Question

$$ \frac{5\left(3x+1\right)}{1}-\frac{3\left(2x-5\right)}{8}=3\frac{1}{3}$$

Answer

**step1** Understanding the Problem

The problem asks us to find the value of an unknown number, represented by 'x', in a given equation. The equation involves expressions with 'x', fractions, and a mixed number. Our goal is to determine the specific numerical value of 'x' that makes the entire equation true.

**step2** Converting the Mixed Number to an Improper Fraction

The equation contains a mixed number on the right side, which is $$3\frac{1}{3}$$. To make calculations easier, especially when dealing with fractions, we convert this mixed number into an improper fraction.
To convert $$3\frac{1}{3}$$, we multiply the whole number part (3) by the denominator of the fraction part (3), and then add the numerator of the fraction part (1).

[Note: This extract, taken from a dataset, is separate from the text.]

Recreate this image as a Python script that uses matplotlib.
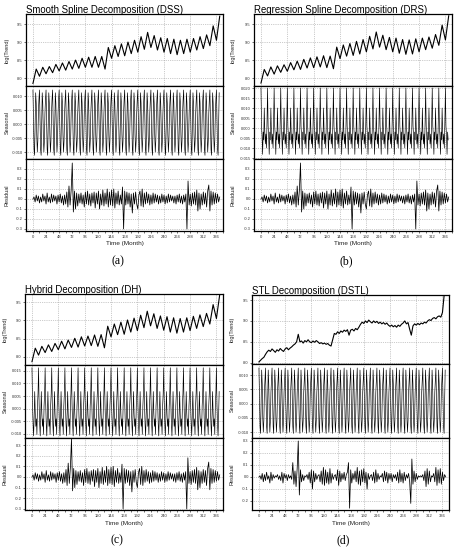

The denominator remains the same.
$$3 \times 3 = 9$$
$$9 + 1 = 10$$
So, $$3\frac{1}{3}$$ is equivalent to the improper fraction $$\frac{10}{3}$$.
The equation now looks like this:
$$\frac{5\left(3x+1\right)}{1}-\frac{3\left(2x-5\right)}{8}=\frac{10}{3}$$

**step3** Finding a Common Denominator for All Terms

To eliminate the denominators in the equation, we need to find the least common multiple (LCM) of all the denominators present. The denominators are 1, 8, and 3.
Let's list multiples of each denominator until we find a common one:
Multiples of 1: 1, 2, 3, ..., 8, ..., 24, ...
Multiples of 3: 3, 6, 9, 12, 15, 18, 21, 24, ...
Multiples of 8: 8, 16, 24, ...
The least common multiple (LCM) of 1, 8, and 3 is 24. We will multiply every term in the entire equation by 24 to clear the denominators.

**step4** Multiplying the Entire Equation by the Common Denominator

Now, we multiply each term in the equation by 24. This step helps us remove the fractions, making the equation easier to work with.
$$24 \times \frac{5\left(3x+1\right)}{1} - 24 \times \frac{3\left(2x-5\right)}{8} = 24 \times \frac{10}{3}$$
Let's simplify each part:
For the first term: $$24 \times 5(3x+1) = 120(3x+1)$$
For the second term: First, divide 24 by 8, which is 3. Then multiply the result by the numerator: $$3 \times 3(2x-5) = 9(2x-5)$$
For the third term (right side): First, divide 24 by 3, which is 8. Then multiply the result by the numerator: $$8 \times 10 = 80$$
The equation is now transformed into:
$$120(3x+1) - 9(2x-5) = 80$$

**step5** Distributing Numbers into Parentheses

Next, we apply the distributive property to remove the parentheses. This means multiplying the number outside each parenthesis by every term inside it.
For the first part, $$120(3x+1)$$:
$$120 \times 3x = 360x$$
$$120 \times 1 = 120$$
So, $$120(3x+1)$$ becomes $$360x + 120$$.
For the second part, $$-9(2x-5)$$:
$$-9 \times 2x = -18x$$
$$-9 \times -5 = +45$$
So, $$-9(2x-5)$$ becomes $$-18x + 45$$.
The equation now stands as:
$$360x + 120 - 18x + 45 = 80$$

**step6** Combining Like Terms

Now, we group and combine the terms that are similar on the left side of the equation. We combine the terms containing 'x' and the constant numerical terms separately.
Combine the 'x' terms:
$$360x - 18x = 342x$$
Combine the constant terms:
$$120 + 45 = 165$$
The simplified equation is:
$$342x + 165 = 80$$

**step7** Isolating the Term with 'x'

Our goal is to get the term with 'x' by itself on one side of the equation. To do this, we need to move the constant term (165) from the left side to the right side. We perform the opposite operation to move it: since 165 is added on the left, we subtract 165 from both sides of the equation to maintain balance.
$$342x + 165 - 165 = 80 - 165$$
$$342x = 80 - 165$$
Now, perform the subtraction on the right side:
$$80 - 165 = -85$$
The equation is now:
$$342x = -85$$

**step8** Solving for 'x'

The final step is to find the value of 'x'. Since 'x' is multiplied by 342, we perform the inverse operation, which is division. We divide both sides of the equation by 342 to solve for 'x'.
$$\frac{342x}{342} = \frac{-85}{342}$$
$$x = -\frac{85}{342}$$
We check if the fraction $$-\frac{85}{342}$$ can be simplified.
The prime factors of 85 are 5 and 17.
The number 342 is an even number, so it's not divisible by 5.
To check if 342 is divisible by 17: $$342 \div 17 \approx 20.1$$, so it's not evenly divisible by 17.
Therefore, the fraction cannot be simplified further.
The value of x is $$-\frac{85}{342}$$.